Rows from a dataset —

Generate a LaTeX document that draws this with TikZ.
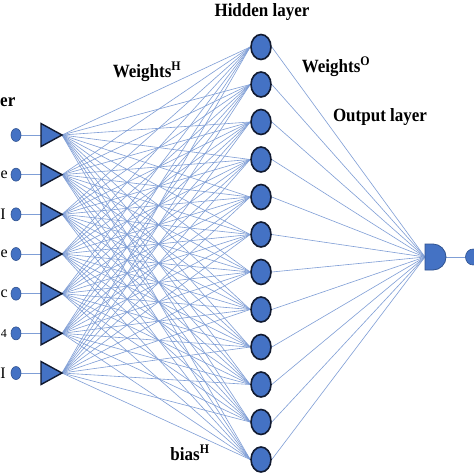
\documentclass[tikz,border=0pt]{standalone}
\usepackage{fontspec}
\setmainfont{Liberation Serif}
\usetikzlibrary{shapes.geometric,backgrounds}
\definecolor{nblue}{HTML}{4472C4}
\definecolor{nedge}{HTML}{2F528F}
\definecolor{wline}{HTML}{7F9ED6}
\definecolor{dark}{HTML}{111A30}
\begin{document}
\begin{tikzpicture}[x=1pt,y=-1pt,
  inp/.style={ellipse, fill=nblue, draw=nedge, line width=0.6pt, minimum width=10pt, minimum height=13pt, inner sep=0pt},
  hid/.style={ellipse, fill=nblue, draw=dark, line width=1.6pt, minimum width=20pt, minimum height=25pt, inner sep=0pt},
  outn/.style={ellipse, fill=nblue, draw=nedge, line width=0.6pt, minimum width=15pt, minimum height=16pt, inner sep=0pt},
  tri/.style={fill=nblue, draw=dark, line width=1.4pt, line join=miter},
  gate/.style={fill=nblue, draw=nedge, line width=0.8pt},
  wire/.style={wline, line width=0.6pt},
  lbl/.style={font=\bfseries\fontsize{17}{20}\selectfont, inner sep=0pt, yscale=1.1},
  side/.style={font=\fontsize{16}{18}\selectfont, inner sep=0pt, anchor=east}]
\useasboundingbox (0,0) rectangle (474,474);
% hidden nodes
\foreach \k in {1,...,12} {
  \pgfmathsetmacro\yy{47+37.5*(\k-1)}
  \node[hid] (h\k) at (261,\yy) {};
}
% input nodes and triangles
\foreach \i in {1,...,7} {
  \pgfmathsetmacro\yy{135+39.67*(\i-1)}
  \node[inp] (in\i) at (16,\yy) {};
  \coordinate (ta\i) at (41,\yy);
  \coordinate (tp\i) at (62,\yy);
  \draw[tri] (41,\yy-11.5) -- (62,\yy) -- (41,\yy+11.5) -- cycle;
}
% output gate
\coordinate (gl) at (425,257);
\coordinate (gr) at (446,257);
\draw[gate] (425,244) -- (433,244) arc[start angle=90, end angle=-90, radius=13pt] -- (425,270) -- cycle;
\node[outn] (out) at (473,257) {};
\begin{scope}[on background layer]
  \fill[white] (0,0) rectangle (474,474);
  \foreach \i in {1,...,7} {
    \draw[wire] (in\i) -- (ta\i);
    \foreach \k in {1,...,12} { \draw[wire] (tp\i) -- (h\k.west); }
  }
  \foreach \k in {1,...,12} { \draw[wire] (h\k.east) -- (gl); }
  \draw[wire] (gr) -- (out);
\end{scope}
% labels
\node[lbl] (thid) at (262,12) {Hidden layer};
\node[lbl] (twh) at (147,72) {Weights\textsuperscript{H}};
\node[lbl] (two) at (336,67) {Weights\textsuperscript{O}};
\node[lbl] (tout) at (380,117) {Output layer};
\node[lbl] (tbias) at (190,453) {bias\textsuperscript{H}};
\node[lbl, anchor=east] (tin) at (15.5,102) {er};
\node[side] (s2) at (8,175) {e};
\node[side] (s3) at (6,214) {I};
\node[side] (s4) at (8,254) {e};
\node[side] (s5) at (8,294) {c};
\node[side, font=\fontsize{12}{14}\selectfont] (s6) at (7,334) {4};
\node[side] (s7) at (6,373) {I};
\end{tikzpicture}
\end{document}
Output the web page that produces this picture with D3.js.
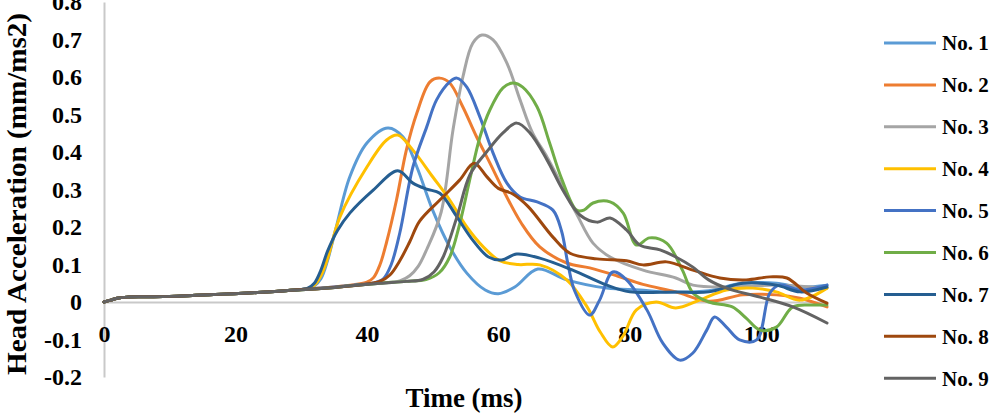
<!DOCTYPE html>
<html>
<head>
<meta charset="utf-8">
<script src="https://cdn.jsdelivr.net/npm/d3@7/dist/d3.min.js"></script>
<style>
  html, body { margin: 0; padding: 0; background: #fff; }
  svg { display: block; }
  text { font-family: "Liberation Serif", "Times New Roman", serif; font-weight: bold; fill: #000; }
</style>
</head>
<body>
<svg id="chart" width="1006" height="414"></svg>
<script>
// ---- data (time in ms, head acceleration in mm/ms2) ----
const seriesNames = ["No. 1", "No. 2", "No. 3", "No. 4", "No. 5", "No. 6", "No. 7", "No. 8", "No. 9"];
const seriesColors = ["#5B9BD5", "#ED7D31", "#A5A5A5", "#FFC000", "#4472C4", "#70AD47", "#255E91", "#9E480E", "#636363"];

const commonStart = [[0,0],[1,0.005],[2,0.01],[3.5,0.013],[6,0.014],[10,0.015],[14,0.018],[18,0.021],[22,0.024],[26,0.028],[29,0.032]];

const no1 = [[31,0.036],[32,0.043],[33,0.062],[34,0.11],[35.2,0.19],[37.4,0.334],[40,0.424],[43.2,0.464],[45.5,0.44],[47.6,0.36],[50,0.245],[52.6,0.147],[55.2,0.077],[58,0.032],[60,0.022],[62.5,0.04],[66,0.088],[70.4,0.059],[76.5,0.037],[81.5,0.032],[85,0.027],[92,0.03],[97,0.05],[102.3,0.05],[106,0.04],[110,0.045]];
const no2 = [[32,0.036],[35,0.04],[38,0.046],[40,0.053],[41,0.065],[42,0.1],[43,0.16],[44.5,0.272],[46,0.405],[47.6,0.504],[49.6,0.587],[51.1,0.597],[52.6,0.584],[54.6,0.52],[56.7,0.44],[58.7,0.371],[60.7,0.3],[63.5,0.21],[66.3,0.147],[70.4,0.104],[73.9,0.091],[78,0.07],[82,0.047],[87,0.027],[92,0.002],[97.2,0.019],[102.3,0.019],[105.9,0.01],[110,-0.013]];
const no3 = [[33,0.036],[38,0.044],[42,0.05],[45,0.056],[46.5,0.07],[47.8,0.095],[49.1,0.14],[51.3,0.24],[53.1,0.459],[54.6,0.6],[56.1,0.69],[57.5,0.712],[59.2,0.699],[61.3,0.637],[63.3,0.539],[65.2,0.451],[67.4,0.387],[69.4,0.32],[71.9,0.235],[74.4,0.157],[77,0.12],[82,0.085],[87,0.064],[89.6,0.045],[94.7,0.04],[102.3,0.045],[110,0.037]];
const no4 = [[31,0.036],[32,0.045],[33,0.07],[34,0.115],[35.9,0.227],[40,0.36],[43,0.432],[44.7,0.445],[47,0.405],[50,0.334],[52.6,0.272],[55.2,0.2],[57.7,0.147],[60.2,0.11],[63,0.1],[66.3,0.099],[70.4,0.059],[73.5,-0.013],[75.5,-0.08],[77.4,-0.12],[79,-0.09],[81,-0.021],[84,0],[87,-0.016],[90.6,0.005],[94.7,0.032],[98.7,0.037],[102.3,0.027],[105.9,0.005],[110,0.037]];
const no5 = [[32,0.036],[35,0.04],[38,0.045],[41,0.051],[42.5,0.062],[43.7,0.1],[45,0.184],[47,0.36],[49.1,0.467],[50.6,0.539],[52.6,0.587],[53.7,0.597],[55.2,0.573],[57.2,0.493],[59.2,0.397],[61.3,0.317],[63.3,0.28],[65.9,0.267],[68.3,0.245],[69.6,0.19],[70.6,0.1],[71.6,0.03],[73.9,-0.035],[75.4,0.005],[77.4,0.08],[79.5,0.059],[82.6,-0.021],[85,-0.109],[87.6,-0.155],[89.6,-0.136],[91.7,-0.075],[92.9,-0.04],[94.7,-0.067],[96.7,-0.101],[99.3,-0.101],[101.3,0.024],[102.8,0.045],[105.9,0.032],[110,0.045]];
const no6 = [[33,0.036],[38,0.044],[42,0.05],[46,0.055],[49,0.06],[51,0.078],[52.6,0.12],[54,0.2],[55.7,0.33],[57.2,0.44],[58.7,0.512],[60.7,0.571],[62.2,0.584],[63.7,0.573],[65.9,0.52],[67.8,0.424],[69.6,0.33],[71.9,0.245],[73,0.245],[74.4,0.264],[77,0.267],[79,0.237],[81,0.152],[83,0.171],[85.6,0.157],[88,0.085],[89.6,0.024],[92,0],[95.6,-0.013],[97.7,-0.043],[99.8,-0.075],[102.3,-0.067],[104.8,-0.013],[107.8,-0.008],[110,-0.008]];
const no7 = [[31,0.037],[32,0.05],[33,0.085],[34,0.135],[35.5,0.19],[37.4,0.237],[41,0.299],[44.7,0.35],[47,0.317],[49.1,0.301],[51.1,0.29],[53.7,0.227],[56.1,0.165],[58.5,0.12],[60.5,0.112],[62.8,0.128],[66.3,0.117],[71.3,0.085],[76.5,0.045],[80,0.027],[87,0.027],[92,0.027],[97.2,0.05],[102.3,0.045],[105.9,0.027],[110,0.04]];
const no8 = [[33,0.036],[37,0.042],[40,0.048],[42,0.055],[43.5,0.072],[45,0.11],[46.5,0.16],[48,0.215],[51.1,0.272],[54.1,0.325],[56.3,0.37],[58.2,0.335],[60,0.303],[62.2,0.288],[64.5,0.255],[68.3,0.173],[70.9,0.13],[75,0.115],[79.5,0.11],[82,0.099],[85.6,0.107],[89.6,0.085],[93.7,0.064],[97.7,0.059],[101.3,0.067],[103.9,0.064],[106.9,0.024],[110,-0.003]];
const no9 = [[33,0.036],[38,0.044],[42,0.05],[46,0.055],[48.5,0.06],[50.2,0.08],[51.6,0.12],[53.7,0.227],[55.7,0.34],[58.2,0.4],[60.7,0.451],[62.8,0.477],[64.8,0.451],[67.4,0.379],[69.8,0.299],[72.4,0.232],[75,0.213],[77,0.224],[79.5,0.192],[81.5,0.152],[84.6,0.139],[87,0.12],[89.6,0.093],[92,0.059],[94.7,0.037],[99.8,0.013],[104.8,-0.013],[110,-0.056]];

const seriesData = [no1, no2, no3, no4, no5, no6, no7, no8, no9];

const xTicks = [0, 20, 40, 60, 80, 100];
const yTicks = [0.8, 0.7, 0.6, 0.5, 0.4, 0.3, 0.2, 0.1, 0, -0.1, -0.2];
const yTickLabels = ["0.8", "0.7", "0.6", "0.5", "0.4", "0.3", "0.2", "0.1", "0", "-0.1", "-0.2"];
const xTitle = "Time (ms)";
const yTitle = "Head Acceleration (mm/ms2)";

// ---- drawing ----
const svg = d3.select("#chart");
const x = d3.scaleLinear().domain([0, 110]).range([104, 827]);
const y = d3.scaleLinear().domain([-0.2, 0.8]).range([377, 2]);
const axisColor = "#C9C9C9";

// y axis
const yAxis = svg.append("g").attr("transform", `translate(${x(0)},0)`)
  .call(d3.axisLeft(y).tickValues(yTicks).tickSize(0).tickPadding(22)
    .tickFormat((d, i) => yTickLabels[i]));
yAxis.select(".domain").attr("stroke", axisColor).attr("stroke-width", 2);
yAxis.selectAll("text").attr("font-size", 24).attr("fill", "#000")
  .style("font-family", '"Liberation Serif", "Times New Roman", serif').style("font-weight", "bold");

// x axis (crosses at 0)
const xAxis = svg.append("g").attr("transform", `translate(0,${y(0)})`)
  .call(d3.axisBottom(x).tickValues(xTicks).tickSize(0).tickFormat(d3.format("d")));
xAxis.select(".domain").attr("stroke", axisColor).attr("stroke-width", 2);
xAxis.selectAll("text").attr("font-size", 24).attr("fill", "#000").attr("y", 32).attr("dy", "0.35em")
  .style("font-family", '"Liberation Serif", "Times New Roman", serif').style("font-weight", "bold");

// lines
const line = d3.line().x(d => x(d[0])).y(d => y(d[1])).curve(d3.curveCatmullRom.alpha(0.5));
seriesData.forEach((pts, i) => {
  svg.append("path")
    .datum(commonStart.concat(pts))
    .attr("fill", "none")
    .attr("stroke", seriesColors[i])
    .attr("stroke-width", 3)
    .attr("stroke-linejoin", "round")
    .attr("stroke-linecap", "round")
    .attr("d", line);
});

// axis titles
svg.append("text")
  .attr("x", 464).attr("y", 407)
  .attr("text-anchor", "middle").attr("font-size", 27)
  .text(xTitle);
svg.append("text")
  .attr("transform", "translate(26,194) rotate(-90)")
  .attr("text-anchor", "middle").attr("font-size", 27)
  .attr("textLength", 362).attr("lengthAdjust", "spacingAndGlyphs")
  .text(yTitle);

// legend
const legend = svg.append("g");
seriesNames.forEach((name, i) => {
  const ly = 43 + i * 41.9;
  legend.append("line")
    .attr("x1", 884).attr("x2", 936).attr("y1", ly).attr("y2", ly)
    .attr("stroke", seriesColors[i]).attr("stroke-width", 3);
  legend.append("text")
    .attr("x", 942).attr("y", ly).attr("dy", "0.35em")
    .attr("font-size", 21)
    .text(name);
});
</script>
</body>
</html>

Exercise — Scan the material above for the string "that" and report each line where you find it.

Worked solution —
Generate a LaTeX document that draws this with TikZ.
Output the web page that produces this picture with D3.js.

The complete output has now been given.